Pierre Rabhi a par la suite développé l'agroécologie, une approche globale ayant pour objet « la relation harmonieuse entre l'humain et la nature », qui concerne toutes les sphères de l'organisation sociale : de l'agriculture (avec une attention particulière pour le respect de la biodiversité, la fertilisation organique des sols, la lutte contre l'érosion et l'optimisation de l'usage de la ressource en eau) à l'éducation, en passant par la santé, l'économie, l'aménagement du territoire... L'agroécologie défend la place des paysans, le lien social, la salubrité alimentaire, la production et la consommation locales, en vue de rendre les populations autonomes sur leurs territoires.
Agro-écologie en Tunisie
A voir sur Internet
www.terre-humanisme.org
Créée en 1994 sous le nom des “Amis de Pierre Rabhi”, rebaptisée en 1999, l'association Terre et Humanisme œuvre pour la transmission de l'agroécologie.
www.colibris-lemouvement.org
Initié en juin 2006 par Pierre Rabhi pour impulser un mouvement international autour des valeurs et alternatives décrites dans la Charte pour la terre et l'humanisme : sortir du mythe de la croissance indéfinie, vivre dans la sobriété heureuse, replacer l'humain et la nature au cœur de nos préoccupations, mettre le féminin au cœur du changement, produire et consommer localement, etc.
« Le modèle actuel n'est pas rafistolable. Un changement de modèle repose sur des structures et du concret. Il y a des personnes qui agissent et incarnent. Pour d'autres, ces actions sont un ensemencement. C'est pour cela que nous parlons plutôt de prototype ».
Prototype fondé sur le retour à la terre et la reconstitution du lien social. Maisons en terre et en bois, énergie solaire et éolienne, nourriture bio... tout ou presque est produit sur place. Prototypes qui se font de plus en plus nombreux. Le Hameau des buis, crée par l'une des deux filles, Sophie ; la ferme “les Amanins” ; le Mas de Beaulieu enfin, centre névralgique de l'association Terre et humanisme en Ardèche. « Ces lieux de démonstration sont destinés à prouver que c'est possible. » Ils sont rassemblés depuis 2006 au sein de l'association Colibris-Mouvement pour la Terre et l'humanisme.

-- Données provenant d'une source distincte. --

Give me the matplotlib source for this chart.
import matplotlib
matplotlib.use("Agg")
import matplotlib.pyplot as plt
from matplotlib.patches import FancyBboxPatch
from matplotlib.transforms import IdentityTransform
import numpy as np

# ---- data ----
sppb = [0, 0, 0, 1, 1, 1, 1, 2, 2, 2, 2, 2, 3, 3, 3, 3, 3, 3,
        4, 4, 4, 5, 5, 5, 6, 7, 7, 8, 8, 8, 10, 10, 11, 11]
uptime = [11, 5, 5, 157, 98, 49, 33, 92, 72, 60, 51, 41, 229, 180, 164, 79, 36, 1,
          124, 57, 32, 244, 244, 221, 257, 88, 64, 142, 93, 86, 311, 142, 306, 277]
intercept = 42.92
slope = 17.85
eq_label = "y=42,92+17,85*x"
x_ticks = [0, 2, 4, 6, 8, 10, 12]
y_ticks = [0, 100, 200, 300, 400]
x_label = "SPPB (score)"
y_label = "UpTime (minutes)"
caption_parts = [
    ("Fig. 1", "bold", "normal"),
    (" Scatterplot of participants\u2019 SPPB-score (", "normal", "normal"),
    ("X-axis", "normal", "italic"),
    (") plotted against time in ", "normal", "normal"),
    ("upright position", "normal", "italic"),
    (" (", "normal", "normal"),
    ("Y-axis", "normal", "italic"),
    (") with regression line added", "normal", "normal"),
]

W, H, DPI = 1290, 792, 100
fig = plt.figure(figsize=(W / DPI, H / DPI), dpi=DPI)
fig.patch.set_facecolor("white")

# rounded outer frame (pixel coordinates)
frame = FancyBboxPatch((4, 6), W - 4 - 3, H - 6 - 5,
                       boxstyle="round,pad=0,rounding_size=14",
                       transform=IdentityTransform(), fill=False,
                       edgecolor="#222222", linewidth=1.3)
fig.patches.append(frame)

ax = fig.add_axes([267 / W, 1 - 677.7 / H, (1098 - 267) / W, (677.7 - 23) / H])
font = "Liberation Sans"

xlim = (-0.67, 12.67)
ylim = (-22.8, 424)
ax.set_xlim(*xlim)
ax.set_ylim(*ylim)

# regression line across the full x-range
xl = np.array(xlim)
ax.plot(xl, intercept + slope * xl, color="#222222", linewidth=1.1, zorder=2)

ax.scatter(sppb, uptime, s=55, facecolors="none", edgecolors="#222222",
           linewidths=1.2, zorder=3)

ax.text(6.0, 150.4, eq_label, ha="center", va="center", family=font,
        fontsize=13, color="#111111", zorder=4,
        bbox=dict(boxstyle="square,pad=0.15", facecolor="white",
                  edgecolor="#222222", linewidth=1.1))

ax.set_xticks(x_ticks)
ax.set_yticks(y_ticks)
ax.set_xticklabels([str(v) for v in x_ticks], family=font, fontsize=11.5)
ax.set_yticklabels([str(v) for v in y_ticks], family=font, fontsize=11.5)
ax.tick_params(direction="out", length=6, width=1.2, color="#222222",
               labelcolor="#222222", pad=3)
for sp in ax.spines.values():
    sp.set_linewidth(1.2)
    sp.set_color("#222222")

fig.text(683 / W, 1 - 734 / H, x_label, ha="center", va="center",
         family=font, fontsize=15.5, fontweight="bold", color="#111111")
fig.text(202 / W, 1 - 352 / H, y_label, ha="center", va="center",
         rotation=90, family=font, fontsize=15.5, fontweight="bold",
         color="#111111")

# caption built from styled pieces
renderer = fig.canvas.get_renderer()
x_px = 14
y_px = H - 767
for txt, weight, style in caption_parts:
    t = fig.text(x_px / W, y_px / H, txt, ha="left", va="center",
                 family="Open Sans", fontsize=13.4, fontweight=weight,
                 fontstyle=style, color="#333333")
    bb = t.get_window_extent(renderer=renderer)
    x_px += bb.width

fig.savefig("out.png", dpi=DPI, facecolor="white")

De nombreux projets à l'étranger profitent également de ce savoir-faire, pour la culture de terres arides (Burkina Faso, Tunisie, Niger...) et en Europe de l'Est, où Pierre Rabhi tient à soutenir les derniers petits producteurs d'Europe menacés par l'arrivée des vastes monocultures qui dominent déjà à l'Ouest.
Et enfin, il y a les conférences. Parler encore et encore d'agro écologie ne l'ennuie pas. «Le sujet est vaste, il y a beaucoup à dire.» Notamment que nous vivons aujourd'hui dans une surabondance malheureuse, fondée sur un système artificiel et fragile : la production locale est très affaiblie et nous dépendons de grandes entreprises dont les pratiques ont un coût écologique et humain. Dire aussi que consommer ne peut pas être un devoir civique. « On pousse tellement à consommer qu'il y a une obésité non seulement physique mais psychologique, de désirs toujours inassouvis. » Au fil des ans, son appel à vivre dans un état de « sobriété heureuse » touche de plus en plus de personnes. A tel point que sa pré-campagne présidentielle en 2002 remporte un succès inespéré.

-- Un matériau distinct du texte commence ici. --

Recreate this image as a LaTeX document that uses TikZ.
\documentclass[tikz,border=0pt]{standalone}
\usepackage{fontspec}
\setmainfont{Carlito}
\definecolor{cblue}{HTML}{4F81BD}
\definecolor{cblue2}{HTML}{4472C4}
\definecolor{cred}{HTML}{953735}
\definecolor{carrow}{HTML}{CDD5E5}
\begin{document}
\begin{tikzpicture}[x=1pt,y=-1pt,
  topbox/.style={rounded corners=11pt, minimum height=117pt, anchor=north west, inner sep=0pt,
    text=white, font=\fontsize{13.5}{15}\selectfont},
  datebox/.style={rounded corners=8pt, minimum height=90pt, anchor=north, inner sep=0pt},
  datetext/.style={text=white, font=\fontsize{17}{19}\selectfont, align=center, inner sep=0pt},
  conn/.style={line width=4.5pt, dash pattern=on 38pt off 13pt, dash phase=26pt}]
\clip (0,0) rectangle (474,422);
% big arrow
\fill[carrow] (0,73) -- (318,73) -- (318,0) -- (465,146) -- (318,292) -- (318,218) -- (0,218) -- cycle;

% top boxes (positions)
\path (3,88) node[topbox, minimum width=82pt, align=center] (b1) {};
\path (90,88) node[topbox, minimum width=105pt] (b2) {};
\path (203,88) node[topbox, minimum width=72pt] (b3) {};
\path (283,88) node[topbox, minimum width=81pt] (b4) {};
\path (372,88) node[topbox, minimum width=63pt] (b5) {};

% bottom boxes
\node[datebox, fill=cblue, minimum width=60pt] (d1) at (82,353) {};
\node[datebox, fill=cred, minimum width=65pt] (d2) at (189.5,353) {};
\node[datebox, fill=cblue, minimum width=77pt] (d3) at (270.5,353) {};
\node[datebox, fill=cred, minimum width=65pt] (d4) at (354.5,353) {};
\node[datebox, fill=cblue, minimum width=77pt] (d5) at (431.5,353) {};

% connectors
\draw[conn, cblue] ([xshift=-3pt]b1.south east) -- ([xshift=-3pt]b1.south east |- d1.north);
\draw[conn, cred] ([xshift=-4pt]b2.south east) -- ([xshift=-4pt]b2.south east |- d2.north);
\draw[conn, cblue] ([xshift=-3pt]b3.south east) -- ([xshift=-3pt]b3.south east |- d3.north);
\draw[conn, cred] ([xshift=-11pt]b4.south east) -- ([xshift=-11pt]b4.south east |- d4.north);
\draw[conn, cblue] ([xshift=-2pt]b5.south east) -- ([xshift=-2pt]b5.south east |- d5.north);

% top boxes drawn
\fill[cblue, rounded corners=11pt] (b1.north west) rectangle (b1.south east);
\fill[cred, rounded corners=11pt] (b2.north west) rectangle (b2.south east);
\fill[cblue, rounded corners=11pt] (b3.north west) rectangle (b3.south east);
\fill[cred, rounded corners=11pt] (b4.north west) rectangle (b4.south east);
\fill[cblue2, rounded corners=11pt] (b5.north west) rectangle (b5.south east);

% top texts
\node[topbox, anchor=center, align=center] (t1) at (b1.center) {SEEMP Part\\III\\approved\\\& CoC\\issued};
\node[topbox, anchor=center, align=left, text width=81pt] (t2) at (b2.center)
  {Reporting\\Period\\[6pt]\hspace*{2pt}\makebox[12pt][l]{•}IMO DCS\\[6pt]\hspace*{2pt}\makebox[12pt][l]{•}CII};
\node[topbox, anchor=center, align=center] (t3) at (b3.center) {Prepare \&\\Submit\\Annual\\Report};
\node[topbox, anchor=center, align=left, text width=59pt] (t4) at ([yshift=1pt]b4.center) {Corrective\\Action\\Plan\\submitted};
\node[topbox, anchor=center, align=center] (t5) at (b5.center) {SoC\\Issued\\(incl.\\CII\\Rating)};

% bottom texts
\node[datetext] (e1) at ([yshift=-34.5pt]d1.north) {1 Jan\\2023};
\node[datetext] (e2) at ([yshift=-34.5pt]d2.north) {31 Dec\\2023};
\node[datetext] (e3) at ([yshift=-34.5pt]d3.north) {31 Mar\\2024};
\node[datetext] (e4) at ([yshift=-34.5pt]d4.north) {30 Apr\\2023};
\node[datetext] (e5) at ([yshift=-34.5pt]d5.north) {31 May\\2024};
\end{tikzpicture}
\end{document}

Pour « transmettre le message d'urgence écologique et humaine et être force de propositions d'alternatives pour l'avenir », il récolte en deux mois 184 signatures d'élus en faveur de sa candidature. Il en fallait 500. Se représenter ne l'a pas tenté. Pour lui, toute initiative de la société civile est politique. Et surtout, il se trouve impliqué auprès de gens qui ont faim. Transmettre un savoir-faire précieux, pour non seulement survivre, mais vivre dignement par soi-même, «c'est ça l'urgence».